The savings from a longer lease only materialize if you actually stay for the full term. Life doesn’t always cooperate: a job relocation, a relationship change, or a health issue can force you to move before the lease expires. When that happens, the financial exposure on a longer lease is proportionally larger than on a standard twelve-month agreement.

If your lease includes an early termination clause, you’ll typically owe a fee equal to one to two months’ rent as liquidated damages, plus you may need to give 30 to 60 days’ notice. Without that clause, you could be on the hook for rent through the end of the lease term. On a twenty-four-month lease broken at month ten, that’s potentially fourteen months of rent, which is a staggering liability.

The saving grace is that most states require landlords to make reasonable efforts to re-rent the unit rather than simply collecting rent from you on an empty apartment. This is called the duty to mitigate damages, and it means your actual liability shrinks once a new tenant moves in. A few states, including Arkansas and Pennsylvania, don’t impose this duty at all, meaning the landlord can let the unit sit empty and still hold you responsible for the remaining rent. Before signing any long-term lease, understand your state’s rules on this point.

The practical takeaway: if there’s any meaningful chance you’ll need to move within the lease term, the monthly savings from a longer commitment might not offset the early termination risk. A twelve-month lease with a renewal option gives you more flexibility, even if the monthly rate is slightly higher.

Subletting as a Safety Valve

One way to manage the risk of a long-term lease is to negotiate subletting rights upfront. If you need to leave before the term ends, subletting lets you find someone to take over your unit and cover the rent while you remain the tenant of record. This avoids early termination fees and keeps the lease intact.

Most leases require the landlord’s written permission before you can sublet, and some prohibit it entirely. Even in states where landlords can’t unreasonably refuse a sublease, the original tenant almost always remains liable for the rent if the subtenant stops paying. You’re essentially becoming a guarantor. An assignment, which transfers the lease entirely to a new person, is cleaner in theory but also requires landlord approval and still leaves you liable unless the landlord explicitly releases you.

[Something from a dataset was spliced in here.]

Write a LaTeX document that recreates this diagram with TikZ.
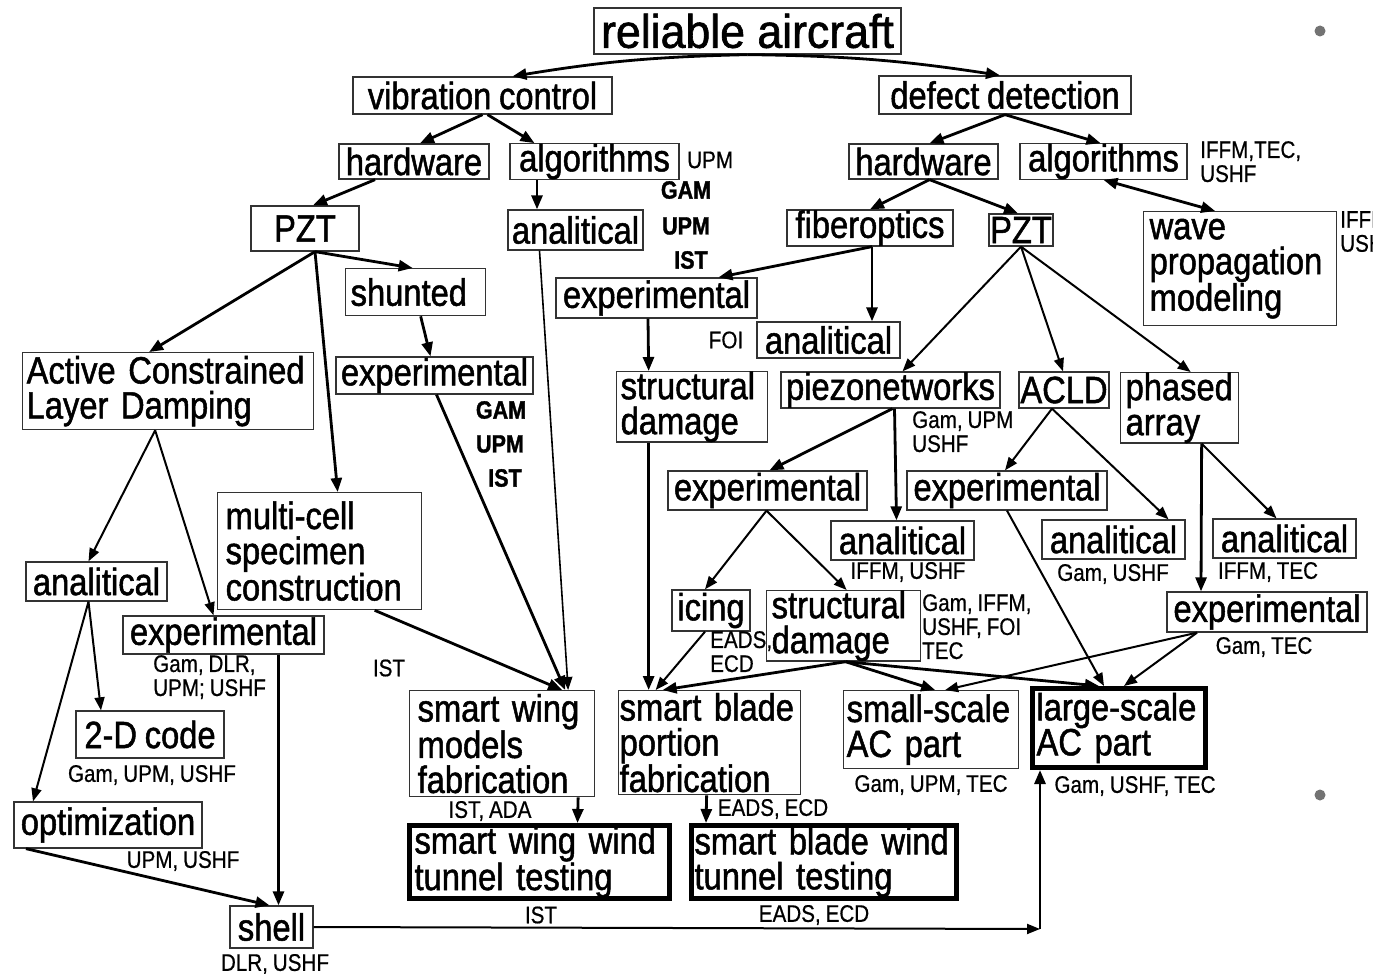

If subletting matters to you, address it before you sign. Getting sublease permission written into the original lease is far easier than requesting it after you’ve already committed. A landlord who’s willing to give you a discount for a two-year term may be equally willing to include a sublease clause, since it protects their income stream either way.

When a Longer Lease Doesn’t Save Money

Longer leases aren’t always the better deal. In a few situations, locking in a rate can actually cost you:

  • Declining markets: If rents in your area are falling, a two-year lease locks you into today’s rate while your neighbors negotiate lower rents next year. Rate locks work both ways.
  • Rent-controlled areas: If your unit is subject to rent stabilization, annual increases are already capped by law, often below what a landlord could charge on the open market. A longer lease provides less additional protection because you already have statutory limits on how much rent can rise. The longer-lease discount may be minimal or nonexistent in these areas.
  • New construction or lease-up properties: Landlords filling a new building sometimes offer steep introductory rates that jump significantly at the first renewal regardless of lease length. Read the renewal terms carefully.
  • Uncertain personal circumstances: If there’s a real chance you’ll need to relocate within the next year, the early termination risk outweighs any monthly savings. The math on a broken eighteen-month lease almost always looks worse than paying the standard twelve-month rate.

The question isn’t just whether a longer lease is cheaper on paper. It’s whether the savings justify the reduced flexibility given your actual circumstances. For someone settled in a job and a neighborhood they like, a two-year lease in a rising market is close to free money. For someone in a transitional period, the premium for a shorter lease is essentially insurance against life changes, and it’s often worth paying.